The trade-off for this convenience is a slightly lower operating efficiency compared to low-temperature heat pumps. While a standard unit might achieve a seasonal COP (SCOP) of 4.0, a high-temperature unit operating at 70°C might have a SCOP closer to 2.0 to 2.5. However, this efficiency is still significantly better than the sub-1.0 efficiency of electric resistance heating and can be an effective compromise when avoiding major system overhaul.
Efficiency and Economic Considerations
The overall success and financial viability of integrating a heat pump with radiators depend heavily on the achieved Seasonal Coefficient of Performance (SCOP). This metric represents the average efficiency over an entire heating season, factoring in varying outdoor temperatures and flow requirements. A system designed to run at a lower flow temperature, even with the cost of new radiators, will generally yield a higher SCOP and lower long-term running costs.
Running cost comparisons show that even with higher electricity prices relative to gas, a heat pump with an SCOP above 3.0 can often match or undercut the running cost of a modern gas boiler. For example, a heat pump with an SCOP of 4.0 can deliver approximately 15 to 20 kilowatt-hours of useful heat per dollar spent, compared to around 9 kilowatt-hours from an efficient gas boiler. The initial installation cost for a heat pump is substantially higher than a boiler, but the longer lifespan of the heat pump (15 to 20 years versus 10 to 15 years for a boiler) and the availability of government grants and subsidies can improve the long-term return on investment.

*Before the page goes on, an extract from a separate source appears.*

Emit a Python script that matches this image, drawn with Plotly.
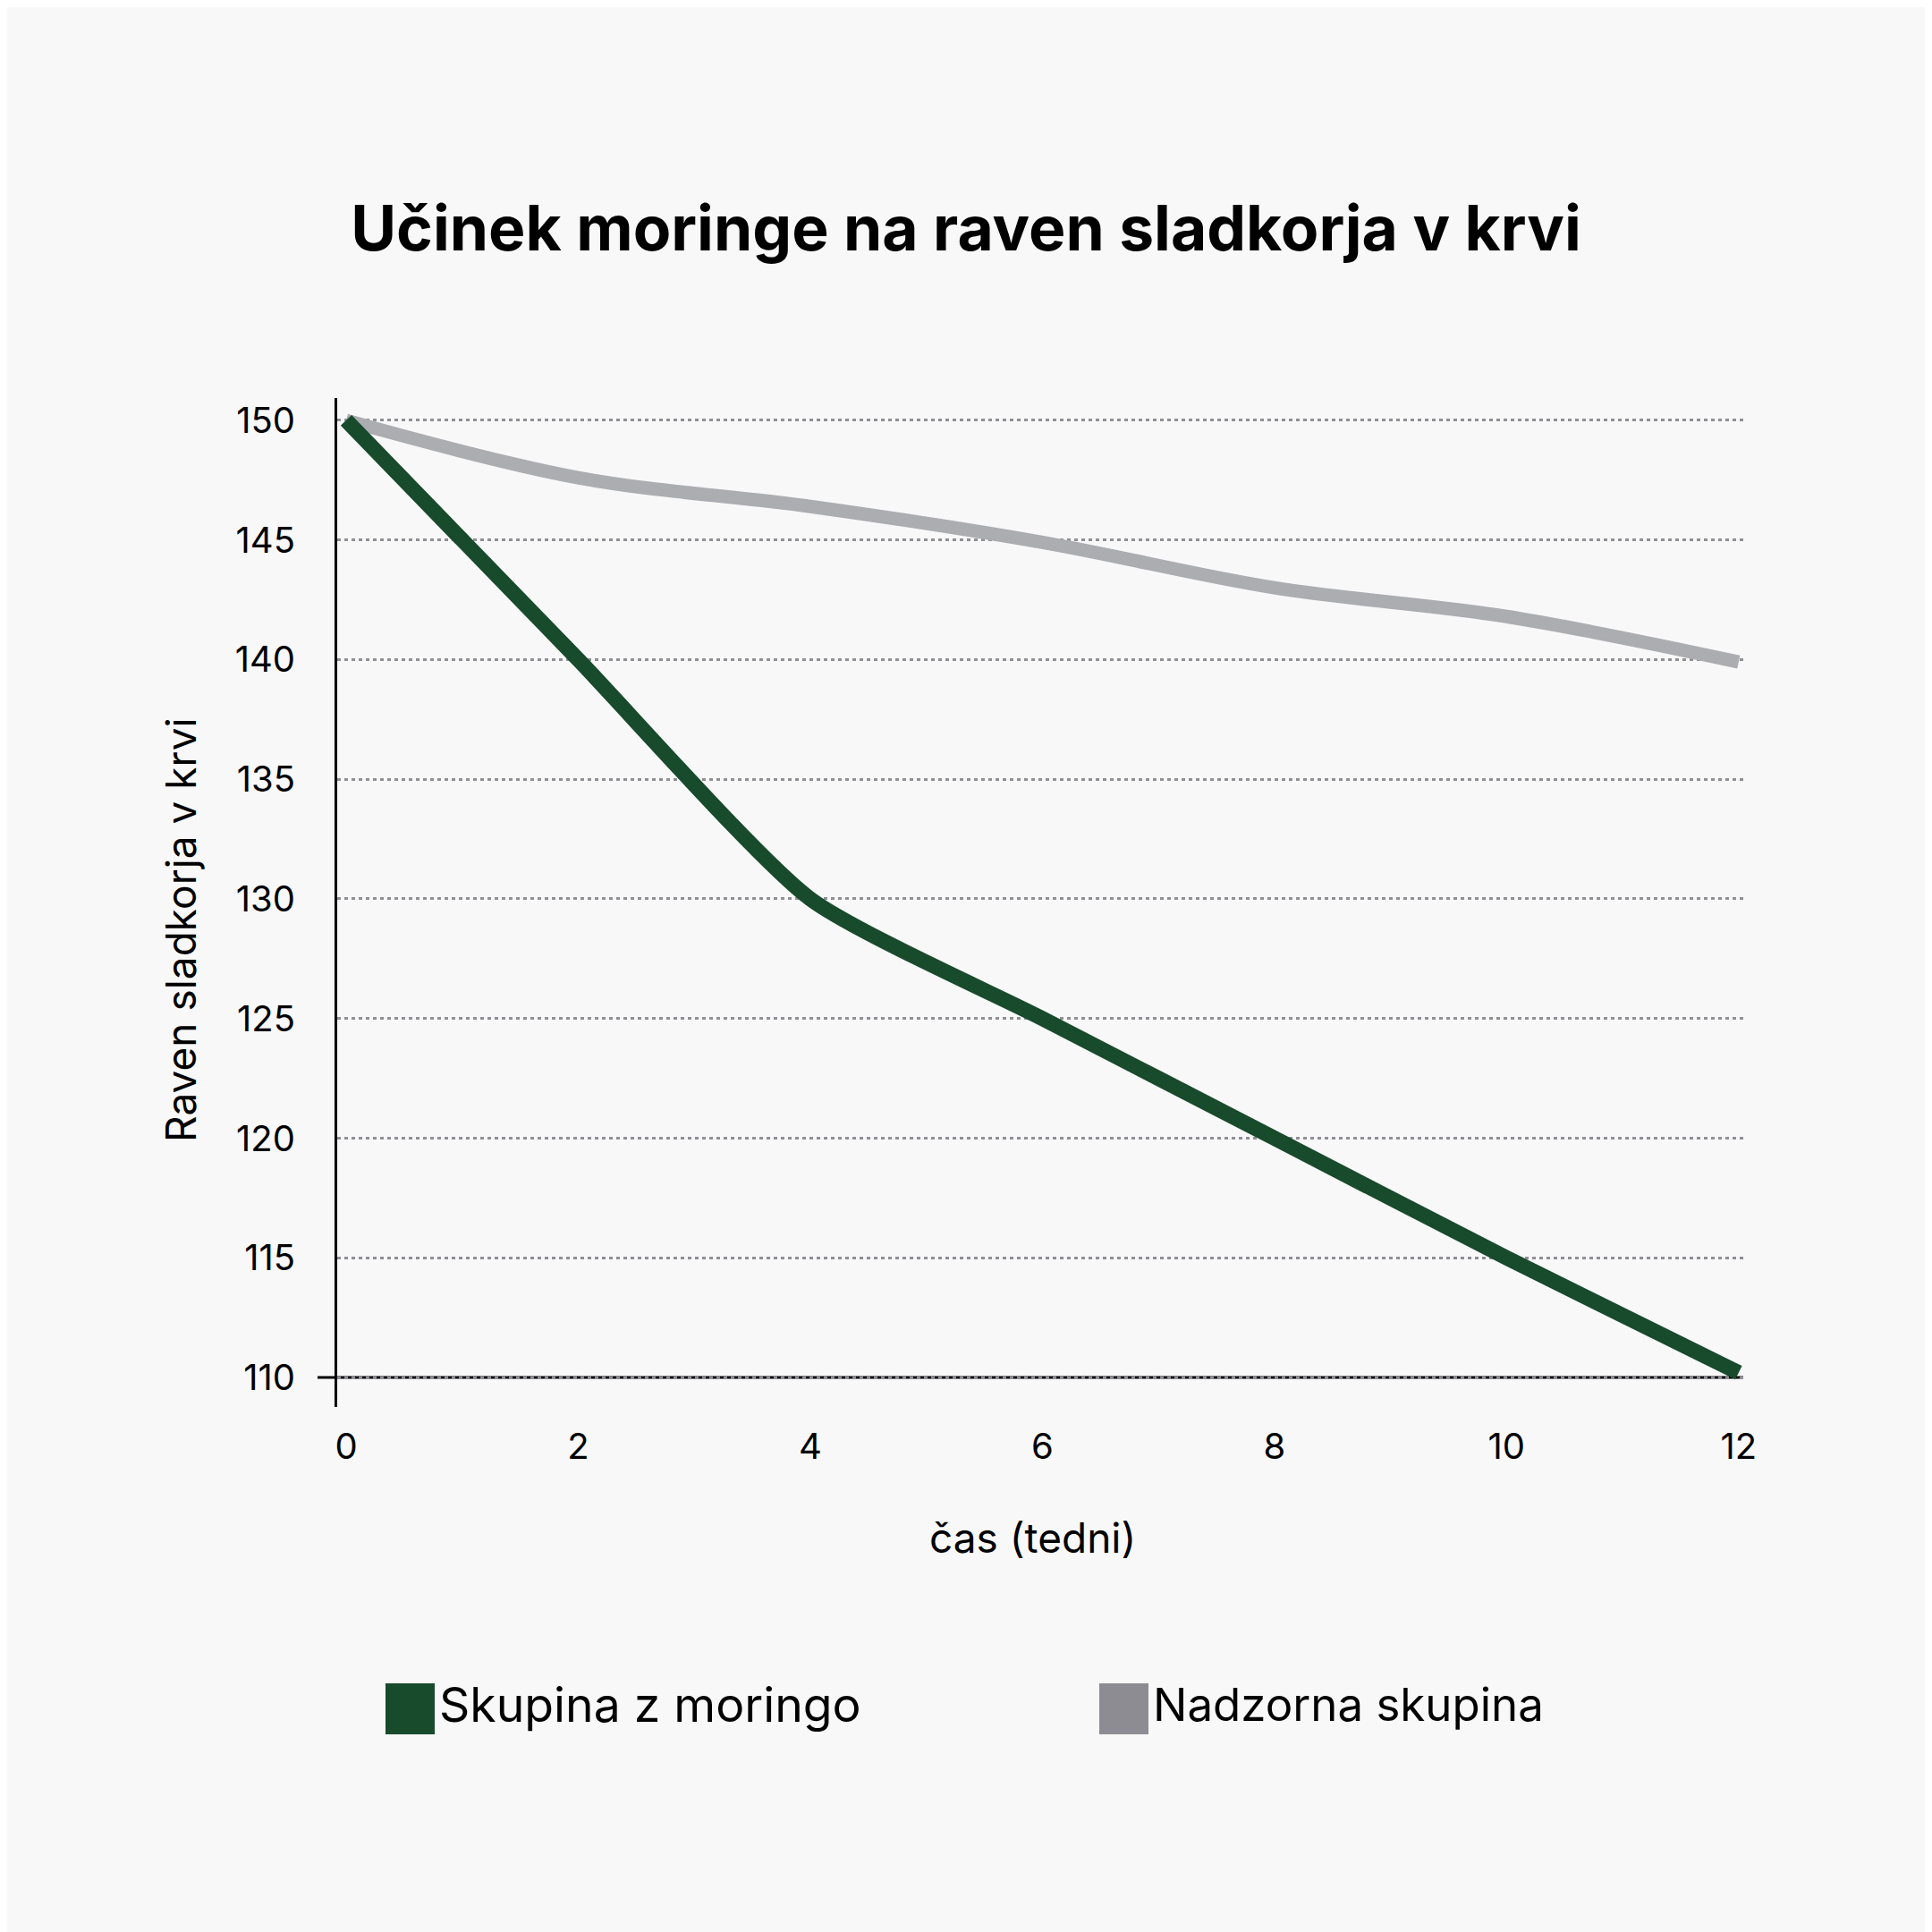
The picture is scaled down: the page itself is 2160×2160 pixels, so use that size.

The ultimate economic benefit is highly dependent on the home’s thermal characteristics. Installing a heat pump in a well-insulated home that allows for low-temperature operation (35°C to 45°C) maximizes the SCOP and minimizes the payback period. Conversely, a high-temperature heat pump installation in a poorly insulated home will be less efficient and more expensive to run, emphasizing the need for a comprehensive heat loss assessment before committing to any solution.